| What you have to do |
Keep only the lines from the top of the listing through the one with "const groupLabelY = [-5.79, -9.281, -6.547, -10.899];", and reproduce them unaltered.

-- Begin Given data --

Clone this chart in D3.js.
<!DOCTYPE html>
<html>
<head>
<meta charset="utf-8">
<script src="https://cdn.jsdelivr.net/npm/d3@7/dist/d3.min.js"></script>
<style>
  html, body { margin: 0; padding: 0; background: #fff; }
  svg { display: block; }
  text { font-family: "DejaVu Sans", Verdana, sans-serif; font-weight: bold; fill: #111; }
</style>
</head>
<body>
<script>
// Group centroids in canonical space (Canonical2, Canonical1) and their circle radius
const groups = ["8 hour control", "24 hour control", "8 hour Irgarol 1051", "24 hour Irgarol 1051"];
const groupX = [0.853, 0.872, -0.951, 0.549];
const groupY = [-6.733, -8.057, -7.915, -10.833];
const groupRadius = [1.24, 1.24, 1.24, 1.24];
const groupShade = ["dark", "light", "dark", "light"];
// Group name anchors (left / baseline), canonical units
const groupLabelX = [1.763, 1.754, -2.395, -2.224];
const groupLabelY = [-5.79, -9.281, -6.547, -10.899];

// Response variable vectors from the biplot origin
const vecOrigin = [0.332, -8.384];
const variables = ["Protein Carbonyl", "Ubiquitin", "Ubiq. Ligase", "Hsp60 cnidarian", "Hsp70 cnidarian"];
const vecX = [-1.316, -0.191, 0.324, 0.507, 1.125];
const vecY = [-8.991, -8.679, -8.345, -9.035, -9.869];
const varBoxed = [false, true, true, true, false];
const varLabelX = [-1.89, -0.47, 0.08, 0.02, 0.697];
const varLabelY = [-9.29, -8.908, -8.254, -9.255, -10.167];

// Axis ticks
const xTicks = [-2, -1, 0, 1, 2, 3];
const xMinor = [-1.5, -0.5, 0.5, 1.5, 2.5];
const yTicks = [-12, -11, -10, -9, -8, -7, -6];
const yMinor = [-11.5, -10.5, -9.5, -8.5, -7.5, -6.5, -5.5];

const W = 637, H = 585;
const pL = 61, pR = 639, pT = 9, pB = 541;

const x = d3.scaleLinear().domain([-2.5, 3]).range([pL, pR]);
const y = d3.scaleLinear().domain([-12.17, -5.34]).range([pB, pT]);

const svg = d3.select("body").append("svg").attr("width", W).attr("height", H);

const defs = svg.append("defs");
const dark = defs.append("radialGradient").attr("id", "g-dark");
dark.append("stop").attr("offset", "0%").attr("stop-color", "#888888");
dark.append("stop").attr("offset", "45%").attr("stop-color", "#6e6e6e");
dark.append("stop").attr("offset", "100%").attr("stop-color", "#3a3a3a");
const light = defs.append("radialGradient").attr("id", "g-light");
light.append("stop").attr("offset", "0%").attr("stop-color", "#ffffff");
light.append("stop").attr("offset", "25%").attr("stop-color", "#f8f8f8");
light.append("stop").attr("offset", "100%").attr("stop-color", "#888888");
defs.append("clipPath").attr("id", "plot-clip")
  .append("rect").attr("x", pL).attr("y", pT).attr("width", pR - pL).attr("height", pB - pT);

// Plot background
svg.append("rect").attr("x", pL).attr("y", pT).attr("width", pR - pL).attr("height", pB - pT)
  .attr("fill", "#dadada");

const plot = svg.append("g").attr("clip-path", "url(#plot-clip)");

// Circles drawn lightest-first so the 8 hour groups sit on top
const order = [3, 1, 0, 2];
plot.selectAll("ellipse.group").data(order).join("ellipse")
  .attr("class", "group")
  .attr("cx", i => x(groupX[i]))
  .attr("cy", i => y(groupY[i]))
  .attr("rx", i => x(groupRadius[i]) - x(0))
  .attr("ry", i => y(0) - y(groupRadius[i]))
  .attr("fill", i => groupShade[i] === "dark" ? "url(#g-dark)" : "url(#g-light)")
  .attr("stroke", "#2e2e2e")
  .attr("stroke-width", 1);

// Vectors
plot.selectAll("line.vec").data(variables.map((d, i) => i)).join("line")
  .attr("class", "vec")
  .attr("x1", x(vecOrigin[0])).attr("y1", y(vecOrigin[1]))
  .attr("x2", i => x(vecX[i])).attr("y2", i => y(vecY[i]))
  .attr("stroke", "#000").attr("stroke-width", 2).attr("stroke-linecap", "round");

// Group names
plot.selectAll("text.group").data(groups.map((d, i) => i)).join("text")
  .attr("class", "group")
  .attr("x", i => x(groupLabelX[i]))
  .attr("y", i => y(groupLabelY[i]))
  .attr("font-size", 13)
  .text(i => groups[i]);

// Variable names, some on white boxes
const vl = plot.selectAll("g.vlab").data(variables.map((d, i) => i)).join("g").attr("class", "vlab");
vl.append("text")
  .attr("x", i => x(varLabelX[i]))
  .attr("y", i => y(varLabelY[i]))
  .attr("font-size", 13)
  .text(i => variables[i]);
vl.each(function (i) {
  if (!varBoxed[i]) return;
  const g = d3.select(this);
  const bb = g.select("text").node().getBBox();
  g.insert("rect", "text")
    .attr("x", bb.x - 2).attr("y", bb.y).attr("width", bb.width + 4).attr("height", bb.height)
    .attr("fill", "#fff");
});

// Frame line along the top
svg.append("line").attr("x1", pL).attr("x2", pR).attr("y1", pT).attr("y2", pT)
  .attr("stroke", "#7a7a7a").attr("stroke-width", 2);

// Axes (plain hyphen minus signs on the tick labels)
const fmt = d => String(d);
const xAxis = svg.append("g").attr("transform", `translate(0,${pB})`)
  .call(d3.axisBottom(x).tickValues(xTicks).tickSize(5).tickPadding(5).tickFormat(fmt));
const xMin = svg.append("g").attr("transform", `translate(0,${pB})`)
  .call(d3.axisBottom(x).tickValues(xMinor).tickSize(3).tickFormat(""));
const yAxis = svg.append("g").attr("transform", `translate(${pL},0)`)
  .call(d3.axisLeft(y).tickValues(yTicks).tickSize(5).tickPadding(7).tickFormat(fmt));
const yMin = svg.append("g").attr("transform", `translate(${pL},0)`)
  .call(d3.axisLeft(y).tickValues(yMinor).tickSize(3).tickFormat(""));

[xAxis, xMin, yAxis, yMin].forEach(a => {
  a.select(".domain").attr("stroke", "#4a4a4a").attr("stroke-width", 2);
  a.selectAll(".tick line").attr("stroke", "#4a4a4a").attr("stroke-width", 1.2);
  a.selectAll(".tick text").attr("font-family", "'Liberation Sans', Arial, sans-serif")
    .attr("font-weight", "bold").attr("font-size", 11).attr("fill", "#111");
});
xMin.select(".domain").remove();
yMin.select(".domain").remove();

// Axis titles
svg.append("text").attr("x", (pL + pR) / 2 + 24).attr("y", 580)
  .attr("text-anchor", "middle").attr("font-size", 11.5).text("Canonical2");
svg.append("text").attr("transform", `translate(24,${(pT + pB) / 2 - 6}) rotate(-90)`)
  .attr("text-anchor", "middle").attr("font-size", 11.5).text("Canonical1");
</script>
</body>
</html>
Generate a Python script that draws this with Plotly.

-- End Given data --

| Reply to the exercise |
Clone this chart in D3.js.
<!DOCTYPE html>
<html>
<head>
<meta charset="utf-8">
<script src="https://cdn.jsdelivr.net/npm/d3@7/dist/d3.min.js"></script>
<style>
  html, body { margin: 0; padding: 0; background: #fff; }
  svg { display: block; }
  text { font-family: "DejaVu Sans", Verdana, sans-serif; font-weight: bold; fill: #111; }
</style>
</head>
<body>
<script>
// Group centroids in canonical space (Canonical2, Canonical1) and their circle radius
const groups = ["8 hour control", "24 hour control", "8 hour Irgarol 1051", "24 hour Irgarol 1051"];
const groupX = [0.853, 0.872, -0.951, 0.549];
const groupY = [-6.733, -8.057, -7.915, -10.833];
const groupRadius = [1.24, 1.24, 1.24, 1.24];
const groupShade = ["dark", "light", "dark", "light"];
// Group name anchors (left / baseline), canonical units
const groupLabelX = [1.763, 1.754, -2.395, -2.224];
const groupLabelY = [-5.79, -9.281, -6.547, -10.899];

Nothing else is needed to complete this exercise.